::: Exercise input

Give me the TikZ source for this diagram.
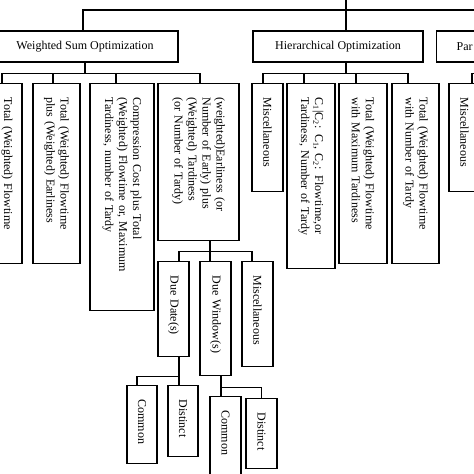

::::::
::: Exercise input

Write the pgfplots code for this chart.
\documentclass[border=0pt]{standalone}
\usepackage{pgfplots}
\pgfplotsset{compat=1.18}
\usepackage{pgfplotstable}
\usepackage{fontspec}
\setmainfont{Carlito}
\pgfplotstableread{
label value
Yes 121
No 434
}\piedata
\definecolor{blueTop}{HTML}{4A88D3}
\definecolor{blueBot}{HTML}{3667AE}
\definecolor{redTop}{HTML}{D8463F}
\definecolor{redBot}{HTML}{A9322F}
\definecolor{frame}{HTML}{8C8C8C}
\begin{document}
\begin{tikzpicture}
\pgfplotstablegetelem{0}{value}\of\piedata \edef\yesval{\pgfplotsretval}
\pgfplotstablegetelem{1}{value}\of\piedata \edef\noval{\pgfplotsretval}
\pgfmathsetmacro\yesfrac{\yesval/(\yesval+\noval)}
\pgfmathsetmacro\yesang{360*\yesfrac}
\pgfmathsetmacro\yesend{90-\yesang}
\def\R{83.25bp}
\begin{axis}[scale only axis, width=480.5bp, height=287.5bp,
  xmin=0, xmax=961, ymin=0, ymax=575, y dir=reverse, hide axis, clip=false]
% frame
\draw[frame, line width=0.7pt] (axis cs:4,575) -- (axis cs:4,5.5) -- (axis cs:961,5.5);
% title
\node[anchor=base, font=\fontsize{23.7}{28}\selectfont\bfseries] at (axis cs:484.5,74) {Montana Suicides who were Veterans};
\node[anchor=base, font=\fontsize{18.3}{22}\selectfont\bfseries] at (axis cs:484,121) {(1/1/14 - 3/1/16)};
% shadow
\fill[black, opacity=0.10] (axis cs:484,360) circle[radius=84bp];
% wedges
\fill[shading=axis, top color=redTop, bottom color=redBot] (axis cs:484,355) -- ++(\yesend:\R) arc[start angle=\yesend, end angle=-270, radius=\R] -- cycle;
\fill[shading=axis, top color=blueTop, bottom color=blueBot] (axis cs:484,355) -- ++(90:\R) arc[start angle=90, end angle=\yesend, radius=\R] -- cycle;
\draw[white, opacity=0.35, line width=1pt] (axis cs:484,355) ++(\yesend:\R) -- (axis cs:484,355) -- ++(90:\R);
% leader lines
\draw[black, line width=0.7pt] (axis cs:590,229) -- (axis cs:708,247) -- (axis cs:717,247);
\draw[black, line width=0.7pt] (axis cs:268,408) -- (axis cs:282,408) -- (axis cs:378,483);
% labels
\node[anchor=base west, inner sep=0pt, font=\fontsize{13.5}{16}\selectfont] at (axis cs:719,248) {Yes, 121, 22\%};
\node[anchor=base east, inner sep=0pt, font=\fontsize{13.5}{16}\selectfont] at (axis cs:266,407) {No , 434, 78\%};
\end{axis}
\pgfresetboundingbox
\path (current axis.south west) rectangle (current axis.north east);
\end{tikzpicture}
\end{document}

::::::
::: Exercise input

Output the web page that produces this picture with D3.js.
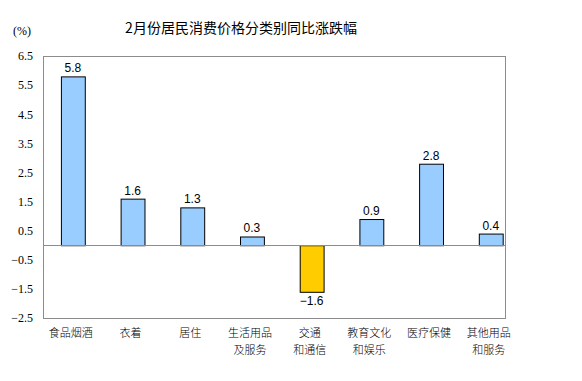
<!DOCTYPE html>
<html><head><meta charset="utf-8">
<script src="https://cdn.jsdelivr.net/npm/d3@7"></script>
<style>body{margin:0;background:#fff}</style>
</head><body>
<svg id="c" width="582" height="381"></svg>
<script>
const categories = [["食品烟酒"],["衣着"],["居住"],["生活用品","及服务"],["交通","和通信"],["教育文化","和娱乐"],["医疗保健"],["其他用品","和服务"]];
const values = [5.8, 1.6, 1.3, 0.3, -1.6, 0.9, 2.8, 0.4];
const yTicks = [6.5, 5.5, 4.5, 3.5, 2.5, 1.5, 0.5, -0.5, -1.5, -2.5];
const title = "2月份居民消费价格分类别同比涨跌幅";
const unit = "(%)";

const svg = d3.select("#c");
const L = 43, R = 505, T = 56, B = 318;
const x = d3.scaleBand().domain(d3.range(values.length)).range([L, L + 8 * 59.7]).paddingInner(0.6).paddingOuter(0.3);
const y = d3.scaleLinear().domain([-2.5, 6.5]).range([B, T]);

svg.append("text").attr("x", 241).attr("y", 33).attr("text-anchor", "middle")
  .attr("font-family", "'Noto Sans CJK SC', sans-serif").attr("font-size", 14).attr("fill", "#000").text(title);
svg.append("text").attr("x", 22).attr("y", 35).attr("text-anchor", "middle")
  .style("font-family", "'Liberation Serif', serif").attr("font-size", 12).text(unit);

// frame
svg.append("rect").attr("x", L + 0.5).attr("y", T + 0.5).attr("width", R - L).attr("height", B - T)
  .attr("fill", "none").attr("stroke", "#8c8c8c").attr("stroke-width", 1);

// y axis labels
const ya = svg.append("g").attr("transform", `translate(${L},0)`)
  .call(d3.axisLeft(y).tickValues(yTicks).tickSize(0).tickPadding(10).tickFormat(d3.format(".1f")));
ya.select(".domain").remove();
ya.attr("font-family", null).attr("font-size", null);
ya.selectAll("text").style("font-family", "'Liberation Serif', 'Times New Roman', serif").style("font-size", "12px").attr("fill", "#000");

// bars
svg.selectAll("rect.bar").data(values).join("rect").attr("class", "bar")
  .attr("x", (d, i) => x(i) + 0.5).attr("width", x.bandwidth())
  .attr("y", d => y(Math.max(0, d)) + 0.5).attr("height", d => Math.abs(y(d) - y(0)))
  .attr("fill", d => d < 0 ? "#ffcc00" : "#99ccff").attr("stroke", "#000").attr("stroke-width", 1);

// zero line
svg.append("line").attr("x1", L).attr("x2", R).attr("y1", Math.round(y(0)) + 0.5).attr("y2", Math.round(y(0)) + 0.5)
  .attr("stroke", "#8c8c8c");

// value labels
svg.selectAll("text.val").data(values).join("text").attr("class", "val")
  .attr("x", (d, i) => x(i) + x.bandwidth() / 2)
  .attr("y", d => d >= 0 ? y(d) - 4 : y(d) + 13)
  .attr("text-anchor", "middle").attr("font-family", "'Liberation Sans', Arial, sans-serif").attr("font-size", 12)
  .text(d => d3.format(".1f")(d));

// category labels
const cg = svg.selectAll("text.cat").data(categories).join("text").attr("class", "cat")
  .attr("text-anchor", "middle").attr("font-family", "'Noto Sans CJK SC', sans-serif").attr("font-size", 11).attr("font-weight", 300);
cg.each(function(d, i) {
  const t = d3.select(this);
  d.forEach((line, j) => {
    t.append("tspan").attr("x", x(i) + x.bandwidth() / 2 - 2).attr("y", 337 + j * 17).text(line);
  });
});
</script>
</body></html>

::::::

## Task instructions
From the entries, report each line that includes the word "this".

## Written answer
Give me the TikZ source for this diagram.
Write the pgfplots code for this chart.
Output the web page that produces this picture with D3.js.
  const t = d3.select(this);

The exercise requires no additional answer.